Comprehensive Analysis
Brave Bison Group operates as a digital media and marketing services company. Its core business is to help brands improve their online presence and advertising effectiveness, with a special focus on social media marketing, performance advertising (like search engine ads), and e-commerce integration. The company makes money by charging clients fees for its services, which can be structured as monthly retainers, one-off project fees, or commissions on the advertising budget it manages. Its primary customers are consumer brands of various sizes looking to connect with audiences on platforms like TikTok, Instagram, and Google. The company's growth strategy is heavily centered on 'buy-and-build'—acquiring smaller, complementary agencies to add new capabilities, clients, and geographic reach.
The company's cost structure is typical for a services business, with the largest expense being employee salaries and benefits. To grow revenue, Brave Bison generally needs to hire more people, which links its growth directly to its headcount. In the digital advertising value chain, Brave Bison acts as an intermediary, combining strategy, creativity, and analytics to help brands spend their advertising budgets more effectively on major technology platforms. Unlike a technology company that owns its platform, Brave Bison's assets are its people and its client list, making talent acquisition and retention critical to its success.

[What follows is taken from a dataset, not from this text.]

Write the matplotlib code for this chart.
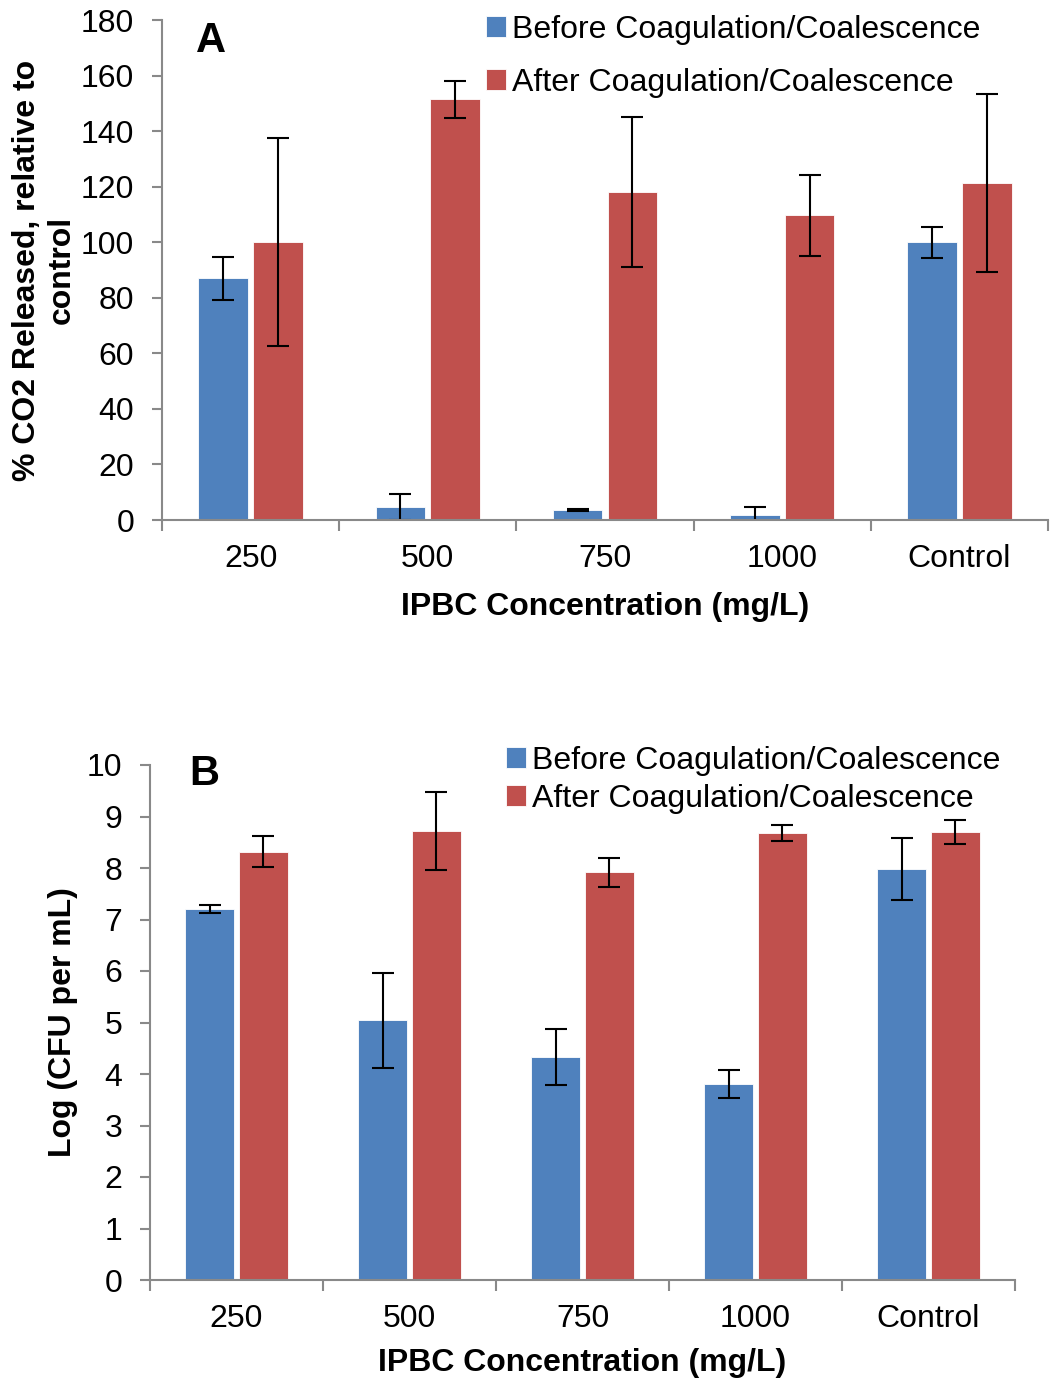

Brave Bison's competitive moat, or its ability to maintain long-term advantages, is currently narrow. The digital agency landscape is highly fragmented and competitive, with low barriers to entry. The company's primary defenses are the quality of its client relationships and the expertise of its staff. Switching costs for clients are moderate; while changing agencies involves time and effort, it is not prohibitively difficult, especially for smaller contracts. Brave Bison does not benefit from strong network effects or proprietary technology that would lock in customers. It is attempting to build a wider moat by integrating its acquired companies into a single, cohesive offering, aiming to become more deeply embedded in its clients' operations, but this is a work in progress.
The company's main strength is its clear M&A strategy, financed by a healthy net cash position, which allows it to acquire smaller firms without taking on debt. Its focus on high-growth digital niches is also a positive. However, it is vulnerable due to its relatively small scale compared to global giants like S4 Capital or Next Fifteen, which can serve larger clients. It also has significant customer and geographic concentration, making it susceptible to losing a key client or a downturn in its primary market, the UK. Overall, Brave Bison's business model is straightforward but lacks the durable competitive advantages that create long-term, high-margin businesses. Its future success depends almost entirely on management's ability to skillfully acquire and integrate other companies.